* Start THE INPUT *

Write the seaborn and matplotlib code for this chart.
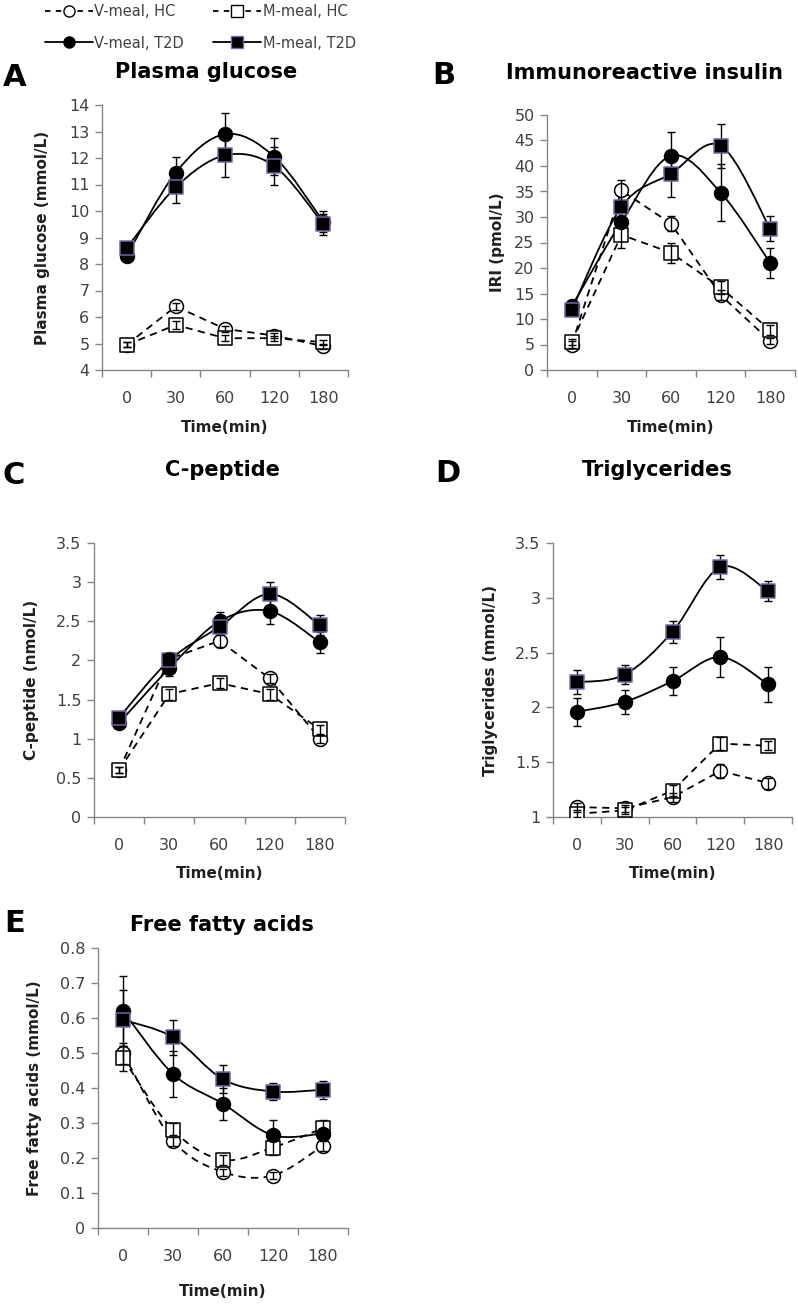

* End THE INPUT *
* Start THE INPUT *

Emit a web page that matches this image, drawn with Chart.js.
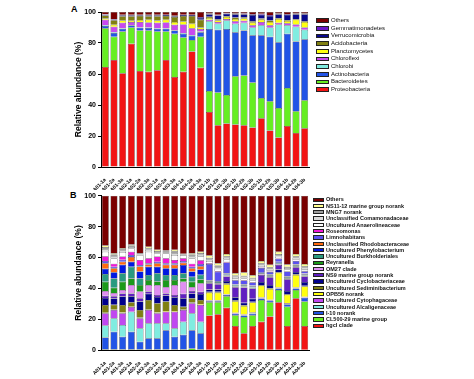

* End THE INPUT *
* Start THE INPUT *

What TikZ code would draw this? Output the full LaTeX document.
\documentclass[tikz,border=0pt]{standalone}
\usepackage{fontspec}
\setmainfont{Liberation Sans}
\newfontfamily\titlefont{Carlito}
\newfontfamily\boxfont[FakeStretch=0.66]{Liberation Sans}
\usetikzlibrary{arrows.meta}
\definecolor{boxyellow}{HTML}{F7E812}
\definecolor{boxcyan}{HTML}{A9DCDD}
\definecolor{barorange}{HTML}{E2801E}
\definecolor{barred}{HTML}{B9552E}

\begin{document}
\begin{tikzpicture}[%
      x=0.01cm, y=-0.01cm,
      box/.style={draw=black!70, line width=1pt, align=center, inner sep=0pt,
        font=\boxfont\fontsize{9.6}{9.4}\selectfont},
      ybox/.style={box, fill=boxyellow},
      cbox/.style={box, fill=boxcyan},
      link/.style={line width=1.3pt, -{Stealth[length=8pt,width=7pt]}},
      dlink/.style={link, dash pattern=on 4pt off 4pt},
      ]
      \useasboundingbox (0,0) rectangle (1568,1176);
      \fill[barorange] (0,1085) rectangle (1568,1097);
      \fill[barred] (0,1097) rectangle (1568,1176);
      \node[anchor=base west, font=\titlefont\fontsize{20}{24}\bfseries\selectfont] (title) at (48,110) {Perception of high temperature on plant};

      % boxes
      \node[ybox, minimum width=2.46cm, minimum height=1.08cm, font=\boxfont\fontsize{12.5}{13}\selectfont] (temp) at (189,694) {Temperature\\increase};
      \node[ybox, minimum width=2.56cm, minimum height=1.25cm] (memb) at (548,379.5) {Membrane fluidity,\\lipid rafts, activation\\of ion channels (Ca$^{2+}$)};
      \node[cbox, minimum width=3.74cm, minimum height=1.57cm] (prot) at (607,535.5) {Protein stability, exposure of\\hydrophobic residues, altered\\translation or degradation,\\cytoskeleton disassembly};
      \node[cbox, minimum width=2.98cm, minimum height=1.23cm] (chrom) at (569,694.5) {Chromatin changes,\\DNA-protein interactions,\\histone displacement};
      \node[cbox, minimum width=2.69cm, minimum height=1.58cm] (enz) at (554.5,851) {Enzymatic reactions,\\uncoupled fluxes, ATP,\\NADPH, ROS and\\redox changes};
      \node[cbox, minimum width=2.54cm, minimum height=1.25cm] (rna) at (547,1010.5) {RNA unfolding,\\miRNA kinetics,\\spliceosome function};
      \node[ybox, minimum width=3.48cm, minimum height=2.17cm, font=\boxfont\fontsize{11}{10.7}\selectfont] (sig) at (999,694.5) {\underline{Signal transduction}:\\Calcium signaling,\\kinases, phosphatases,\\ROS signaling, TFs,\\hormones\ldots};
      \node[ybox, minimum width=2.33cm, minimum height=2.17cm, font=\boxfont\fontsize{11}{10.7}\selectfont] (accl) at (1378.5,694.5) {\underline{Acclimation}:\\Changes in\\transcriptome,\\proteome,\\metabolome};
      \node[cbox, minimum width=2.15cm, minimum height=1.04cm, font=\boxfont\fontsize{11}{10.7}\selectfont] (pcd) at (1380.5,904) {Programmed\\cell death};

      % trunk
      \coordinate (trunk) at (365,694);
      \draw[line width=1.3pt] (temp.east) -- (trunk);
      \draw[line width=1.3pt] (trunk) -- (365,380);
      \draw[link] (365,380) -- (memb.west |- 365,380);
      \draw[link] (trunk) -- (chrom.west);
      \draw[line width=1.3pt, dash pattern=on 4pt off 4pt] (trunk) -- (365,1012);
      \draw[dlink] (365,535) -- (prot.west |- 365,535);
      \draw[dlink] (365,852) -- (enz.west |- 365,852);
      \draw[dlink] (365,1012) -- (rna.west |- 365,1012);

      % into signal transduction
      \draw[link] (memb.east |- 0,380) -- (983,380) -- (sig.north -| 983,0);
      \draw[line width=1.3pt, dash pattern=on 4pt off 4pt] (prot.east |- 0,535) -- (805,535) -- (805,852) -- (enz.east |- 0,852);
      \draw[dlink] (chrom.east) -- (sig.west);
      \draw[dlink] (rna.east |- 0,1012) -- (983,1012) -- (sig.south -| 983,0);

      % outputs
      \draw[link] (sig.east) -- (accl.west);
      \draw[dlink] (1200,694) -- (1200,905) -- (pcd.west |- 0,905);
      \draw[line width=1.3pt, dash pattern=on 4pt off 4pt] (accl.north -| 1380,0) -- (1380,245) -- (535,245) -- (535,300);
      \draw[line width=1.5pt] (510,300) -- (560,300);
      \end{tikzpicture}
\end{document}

* End THE INPUT *

## WHAT IS ASKED
Pick out all the lines with the word "code" in them and copy them.

## ANSWER TO THE PROBLEM
Write the seaborn and matplotlib code for this chart.
What TikZ code would draw this? Output the full LaTeX document.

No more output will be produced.